## DIRECTIVE
List all the lines in these records that hold "full".

## DATA TO PROCESS
************

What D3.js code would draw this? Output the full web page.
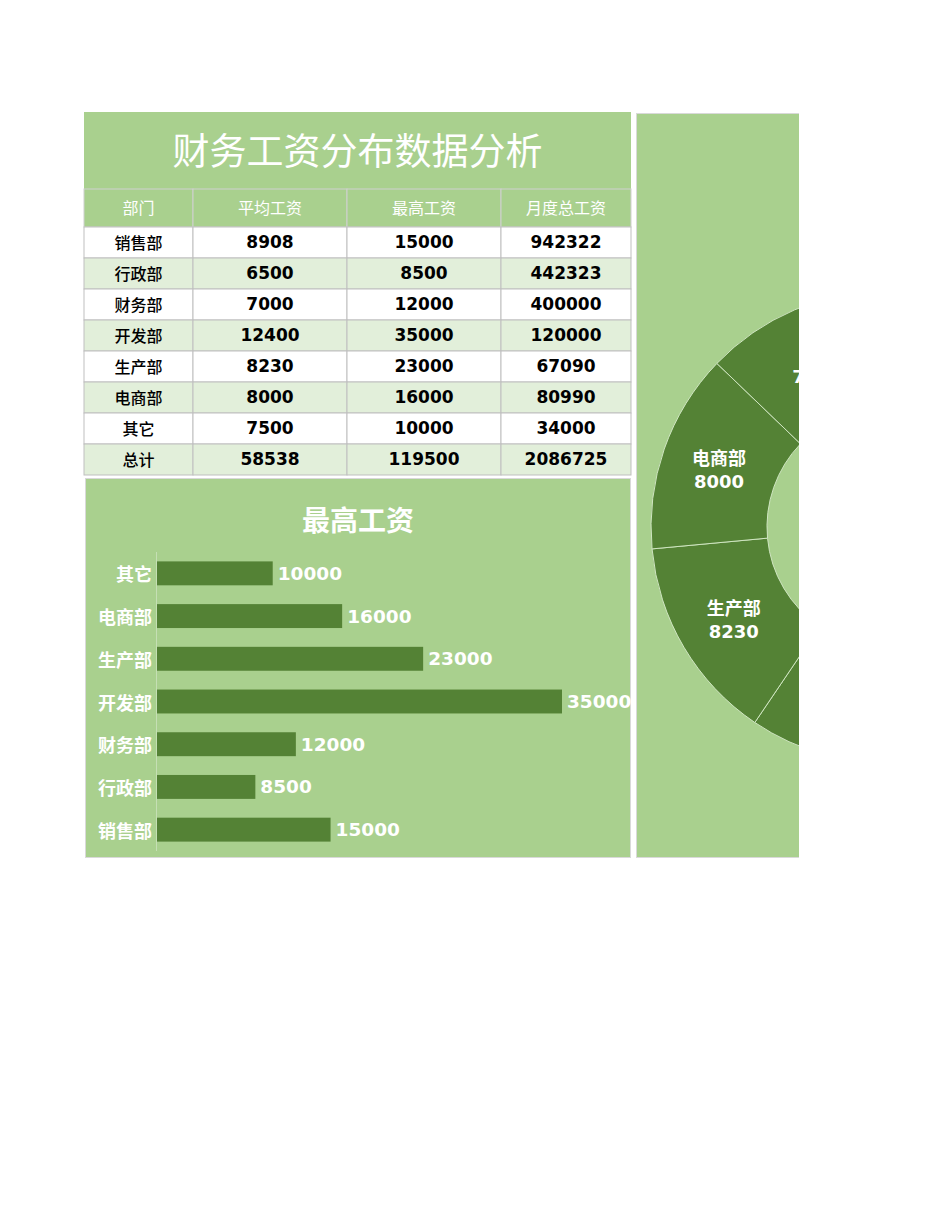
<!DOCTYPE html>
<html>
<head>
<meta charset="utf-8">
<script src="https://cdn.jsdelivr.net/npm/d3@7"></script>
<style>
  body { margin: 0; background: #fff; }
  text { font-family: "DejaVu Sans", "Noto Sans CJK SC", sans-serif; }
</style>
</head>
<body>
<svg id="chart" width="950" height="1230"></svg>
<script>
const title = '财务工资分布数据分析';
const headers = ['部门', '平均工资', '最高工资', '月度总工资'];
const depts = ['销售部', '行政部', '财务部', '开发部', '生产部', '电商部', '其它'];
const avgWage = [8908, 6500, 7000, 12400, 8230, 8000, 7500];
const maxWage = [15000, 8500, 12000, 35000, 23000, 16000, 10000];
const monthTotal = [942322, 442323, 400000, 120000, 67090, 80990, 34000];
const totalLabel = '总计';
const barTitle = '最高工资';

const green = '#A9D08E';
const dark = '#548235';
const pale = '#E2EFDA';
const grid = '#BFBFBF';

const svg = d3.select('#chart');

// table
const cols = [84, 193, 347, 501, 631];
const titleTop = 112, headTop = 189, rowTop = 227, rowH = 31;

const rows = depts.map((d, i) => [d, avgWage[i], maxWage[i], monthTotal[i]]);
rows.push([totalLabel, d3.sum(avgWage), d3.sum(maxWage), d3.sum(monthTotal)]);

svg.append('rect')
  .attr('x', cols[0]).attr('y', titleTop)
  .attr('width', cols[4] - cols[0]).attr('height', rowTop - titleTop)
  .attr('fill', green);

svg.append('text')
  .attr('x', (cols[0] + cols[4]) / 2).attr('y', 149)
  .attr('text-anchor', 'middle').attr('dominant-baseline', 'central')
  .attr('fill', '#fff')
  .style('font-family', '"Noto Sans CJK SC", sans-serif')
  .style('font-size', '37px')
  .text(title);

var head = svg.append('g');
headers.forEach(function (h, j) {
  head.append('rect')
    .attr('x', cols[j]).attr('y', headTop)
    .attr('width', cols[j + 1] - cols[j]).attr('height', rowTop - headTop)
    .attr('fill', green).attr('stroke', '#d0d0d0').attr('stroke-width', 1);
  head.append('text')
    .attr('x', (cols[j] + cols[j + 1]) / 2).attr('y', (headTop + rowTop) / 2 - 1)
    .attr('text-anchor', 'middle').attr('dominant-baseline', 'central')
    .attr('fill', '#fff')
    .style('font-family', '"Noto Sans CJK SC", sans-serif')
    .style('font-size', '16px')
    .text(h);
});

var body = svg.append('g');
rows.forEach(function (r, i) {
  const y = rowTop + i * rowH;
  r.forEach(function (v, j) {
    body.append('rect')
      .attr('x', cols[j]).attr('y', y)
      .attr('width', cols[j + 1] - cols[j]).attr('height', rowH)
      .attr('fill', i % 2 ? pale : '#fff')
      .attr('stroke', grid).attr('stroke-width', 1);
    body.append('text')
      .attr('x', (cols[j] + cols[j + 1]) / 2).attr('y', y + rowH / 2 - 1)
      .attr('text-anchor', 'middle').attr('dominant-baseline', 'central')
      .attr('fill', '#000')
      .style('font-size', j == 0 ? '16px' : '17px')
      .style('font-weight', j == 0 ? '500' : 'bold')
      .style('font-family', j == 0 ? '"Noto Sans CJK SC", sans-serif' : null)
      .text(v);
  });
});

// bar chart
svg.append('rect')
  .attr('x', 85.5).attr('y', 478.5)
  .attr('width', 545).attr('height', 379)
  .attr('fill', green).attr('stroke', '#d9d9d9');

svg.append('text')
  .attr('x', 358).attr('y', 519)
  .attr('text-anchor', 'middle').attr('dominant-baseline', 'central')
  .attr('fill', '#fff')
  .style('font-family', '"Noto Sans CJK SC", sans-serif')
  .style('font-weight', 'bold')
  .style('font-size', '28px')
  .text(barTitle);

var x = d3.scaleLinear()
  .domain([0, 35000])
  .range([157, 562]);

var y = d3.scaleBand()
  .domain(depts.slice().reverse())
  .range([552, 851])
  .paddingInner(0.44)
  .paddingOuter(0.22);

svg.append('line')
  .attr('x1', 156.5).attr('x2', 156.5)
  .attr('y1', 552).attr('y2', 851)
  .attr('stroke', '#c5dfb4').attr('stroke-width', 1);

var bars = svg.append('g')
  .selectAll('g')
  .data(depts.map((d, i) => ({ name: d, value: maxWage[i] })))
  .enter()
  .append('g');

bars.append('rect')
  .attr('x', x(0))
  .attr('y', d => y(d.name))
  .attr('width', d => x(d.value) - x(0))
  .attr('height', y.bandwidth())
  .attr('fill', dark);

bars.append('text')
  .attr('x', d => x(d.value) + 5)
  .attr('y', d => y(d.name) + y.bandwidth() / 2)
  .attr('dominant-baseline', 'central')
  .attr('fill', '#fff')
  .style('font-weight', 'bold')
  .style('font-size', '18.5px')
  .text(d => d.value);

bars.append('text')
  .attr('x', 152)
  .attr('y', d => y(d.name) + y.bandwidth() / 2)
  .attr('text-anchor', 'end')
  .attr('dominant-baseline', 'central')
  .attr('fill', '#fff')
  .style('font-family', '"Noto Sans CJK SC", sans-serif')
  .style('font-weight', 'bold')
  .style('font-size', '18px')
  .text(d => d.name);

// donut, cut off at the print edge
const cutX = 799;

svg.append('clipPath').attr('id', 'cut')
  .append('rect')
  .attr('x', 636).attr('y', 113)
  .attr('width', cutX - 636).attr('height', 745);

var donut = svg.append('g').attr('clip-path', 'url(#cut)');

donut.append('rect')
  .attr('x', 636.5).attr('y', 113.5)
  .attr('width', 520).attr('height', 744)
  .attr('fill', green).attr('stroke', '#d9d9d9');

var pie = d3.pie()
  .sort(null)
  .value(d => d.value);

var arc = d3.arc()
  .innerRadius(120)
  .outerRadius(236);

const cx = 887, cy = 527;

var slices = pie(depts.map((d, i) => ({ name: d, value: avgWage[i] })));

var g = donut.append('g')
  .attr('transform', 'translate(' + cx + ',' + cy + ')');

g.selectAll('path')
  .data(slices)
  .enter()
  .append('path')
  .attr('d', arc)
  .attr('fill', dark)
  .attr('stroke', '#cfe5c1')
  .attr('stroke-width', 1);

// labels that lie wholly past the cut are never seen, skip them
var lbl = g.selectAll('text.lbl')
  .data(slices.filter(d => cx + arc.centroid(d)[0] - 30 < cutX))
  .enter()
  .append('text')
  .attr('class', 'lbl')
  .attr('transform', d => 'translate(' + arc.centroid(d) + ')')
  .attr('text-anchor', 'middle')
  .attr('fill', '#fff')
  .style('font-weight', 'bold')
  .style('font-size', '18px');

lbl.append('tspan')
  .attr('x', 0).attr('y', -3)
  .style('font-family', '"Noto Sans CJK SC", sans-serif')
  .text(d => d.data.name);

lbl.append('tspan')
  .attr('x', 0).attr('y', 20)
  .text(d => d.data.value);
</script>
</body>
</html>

************

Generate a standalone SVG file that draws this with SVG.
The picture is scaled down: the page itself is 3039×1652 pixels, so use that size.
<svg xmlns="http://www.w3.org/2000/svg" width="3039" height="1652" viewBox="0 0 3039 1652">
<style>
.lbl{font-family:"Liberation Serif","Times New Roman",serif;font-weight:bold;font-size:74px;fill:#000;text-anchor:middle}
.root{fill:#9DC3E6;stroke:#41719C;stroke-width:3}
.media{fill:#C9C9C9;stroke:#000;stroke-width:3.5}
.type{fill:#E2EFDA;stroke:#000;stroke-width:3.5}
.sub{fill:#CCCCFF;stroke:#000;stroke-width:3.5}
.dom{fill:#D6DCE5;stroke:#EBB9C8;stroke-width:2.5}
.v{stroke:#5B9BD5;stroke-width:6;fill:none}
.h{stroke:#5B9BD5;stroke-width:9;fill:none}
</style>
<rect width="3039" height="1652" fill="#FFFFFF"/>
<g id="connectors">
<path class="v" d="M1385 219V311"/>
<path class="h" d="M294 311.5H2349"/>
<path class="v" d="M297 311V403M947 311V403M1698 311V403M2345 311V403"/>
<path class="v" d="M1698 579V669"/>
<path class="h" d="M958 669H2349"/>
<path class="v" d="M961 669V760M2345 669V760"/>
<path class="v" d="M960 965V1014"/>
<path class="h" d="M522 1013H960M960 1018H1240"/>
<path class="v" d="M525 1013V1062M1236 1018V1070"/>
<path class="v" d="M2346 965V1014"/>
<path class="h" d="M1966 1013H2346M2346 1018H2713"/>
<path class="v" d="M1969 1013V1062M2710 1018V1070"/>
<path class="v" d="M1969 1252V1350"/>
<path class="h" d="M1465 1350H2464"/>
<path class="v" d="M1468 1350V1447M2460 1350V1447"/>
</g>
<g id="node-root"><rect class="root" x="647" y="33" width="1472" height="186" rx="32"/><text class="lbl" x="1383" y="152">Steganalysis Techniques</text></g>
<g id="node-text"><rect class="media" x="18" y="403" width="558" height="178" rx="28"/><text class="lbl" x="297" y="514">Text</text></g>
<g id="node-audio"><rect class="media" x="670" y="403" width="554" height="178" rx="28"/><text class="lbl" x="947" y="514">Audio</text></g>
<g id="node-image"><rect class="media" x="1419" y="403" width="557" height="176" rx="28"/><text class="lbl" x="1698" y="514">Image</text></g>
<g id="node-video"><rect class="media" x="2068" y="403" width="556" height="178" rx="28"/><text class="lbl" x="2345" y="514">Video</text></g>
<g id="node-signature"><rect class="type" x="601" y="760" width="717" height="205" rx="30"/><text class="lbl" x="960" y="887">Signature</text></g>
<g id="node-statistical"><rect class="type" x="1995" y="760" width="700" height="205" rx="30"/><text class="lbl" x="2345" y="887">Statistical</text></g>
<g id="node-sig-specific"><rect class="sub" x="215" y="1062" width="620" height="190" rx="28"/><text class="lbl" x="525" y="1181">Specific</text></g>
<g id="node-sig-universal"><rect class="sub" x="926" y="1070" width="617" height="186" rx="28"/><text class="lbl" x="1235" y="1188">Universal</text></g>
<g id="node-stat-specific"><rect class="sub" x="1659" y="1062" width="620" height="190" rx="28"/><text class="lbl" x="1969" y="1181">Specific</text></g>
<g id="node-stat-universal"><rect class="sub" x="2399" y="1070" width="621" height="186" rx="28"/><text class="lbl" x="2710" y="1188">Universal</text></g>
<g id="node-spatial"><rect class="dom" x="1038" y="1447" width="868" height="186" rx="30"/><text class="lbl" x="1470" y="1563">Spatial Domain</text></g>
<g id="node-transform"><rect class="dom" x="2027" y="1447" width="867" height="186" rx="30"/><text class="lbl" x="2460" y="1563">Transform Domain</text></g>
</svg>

************

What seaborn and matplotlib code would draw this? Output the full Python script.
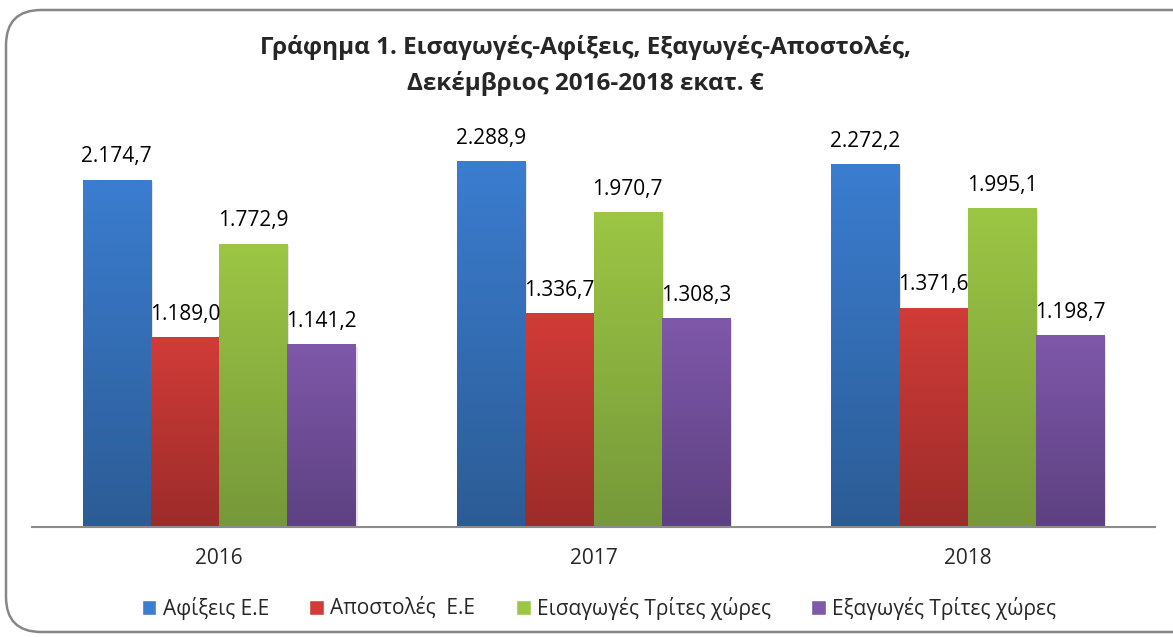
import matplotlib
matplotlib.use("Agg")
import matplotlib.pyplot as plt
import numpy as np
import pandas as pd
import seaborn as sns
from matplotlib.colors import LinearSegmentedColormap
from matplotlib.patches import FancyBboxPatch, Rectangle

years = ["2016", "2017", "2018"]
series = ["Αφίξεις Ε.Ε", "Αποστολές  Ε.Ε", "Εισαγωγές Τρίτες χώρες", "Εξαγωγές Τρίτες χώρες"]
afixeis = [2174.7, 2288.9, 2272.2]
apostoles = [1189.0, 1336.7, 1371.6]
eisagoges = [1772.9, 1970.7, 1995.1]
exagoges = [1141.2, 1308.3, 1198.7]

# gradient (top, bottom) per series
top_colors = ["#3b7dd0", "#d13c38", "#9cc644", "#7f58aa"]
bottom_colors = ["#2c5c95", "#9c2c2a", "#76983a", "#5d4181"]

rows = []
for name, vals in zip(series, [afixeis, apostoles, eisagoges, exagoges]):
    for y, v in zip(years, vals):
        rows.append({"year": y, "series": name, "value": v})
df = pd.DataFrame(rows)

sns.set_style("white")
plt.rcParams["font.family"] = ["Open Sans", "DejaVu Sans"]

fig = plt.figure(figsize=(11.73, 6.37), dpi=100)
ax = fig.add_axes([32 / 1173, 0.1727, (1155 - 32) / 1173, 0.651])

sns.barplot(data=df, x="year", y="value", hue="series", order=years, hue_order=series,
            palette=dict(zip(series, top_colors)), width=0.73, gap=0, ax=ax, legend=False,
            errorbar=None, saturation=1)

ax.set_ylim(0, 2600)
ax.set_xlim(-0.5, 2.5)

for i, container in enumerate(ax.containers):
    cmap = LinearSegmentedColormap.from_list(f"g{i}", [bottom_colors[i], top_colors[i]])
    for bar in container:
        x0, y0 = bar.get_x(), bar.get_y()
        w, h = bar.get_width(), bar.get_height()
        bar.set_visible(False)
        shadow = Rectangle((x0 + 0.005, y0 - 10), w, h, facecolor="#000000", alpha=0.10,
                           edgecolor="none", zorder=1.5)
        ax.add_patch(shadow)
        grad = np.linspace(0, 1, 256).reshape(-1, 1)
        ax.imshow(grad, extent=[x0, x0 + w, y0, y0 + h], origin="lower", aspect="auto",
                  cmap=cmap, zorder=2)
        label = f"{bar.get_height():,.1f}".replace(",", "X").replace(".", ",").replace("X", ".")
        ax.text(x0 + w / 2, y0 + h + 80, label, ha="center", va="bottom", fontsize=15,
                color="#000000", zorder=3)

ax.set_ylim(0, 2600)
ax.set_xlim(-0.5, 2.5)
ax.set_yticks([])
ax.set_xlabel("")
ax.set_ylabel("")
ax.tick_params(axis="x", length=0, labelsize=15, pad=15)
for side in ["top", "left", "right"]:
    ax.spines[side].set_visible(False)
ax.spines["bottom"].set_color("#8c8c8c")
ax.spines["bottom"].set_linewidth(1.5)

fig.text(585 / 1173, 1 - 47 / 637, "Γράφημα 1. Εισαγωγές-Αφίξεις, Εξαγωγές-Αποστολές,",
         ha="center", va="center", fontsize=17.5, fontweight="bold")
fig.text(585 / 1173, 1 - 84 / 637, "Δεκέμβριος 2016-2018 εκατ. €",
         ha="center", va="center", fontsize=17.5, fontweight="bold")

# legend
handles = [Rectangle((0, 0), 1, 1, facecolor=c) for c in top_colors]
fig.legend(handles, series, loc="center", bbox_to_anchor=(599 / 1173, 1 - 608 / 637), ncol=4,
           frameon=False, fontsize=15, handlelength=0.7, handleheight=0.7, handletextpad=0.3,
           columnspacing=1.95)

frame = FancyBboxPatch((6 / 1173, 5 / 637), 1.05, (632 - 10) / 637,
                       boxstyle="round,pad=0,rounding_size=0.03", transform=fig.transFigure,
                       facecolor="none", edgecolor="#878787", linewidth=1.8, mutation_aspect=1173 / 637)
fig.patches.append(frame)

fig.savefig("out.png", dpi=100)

************

## RESPONSE
What D3.js code would draw this? Output the full web page.
What seaborn and matplotlib code would draw this? Output the full Python script.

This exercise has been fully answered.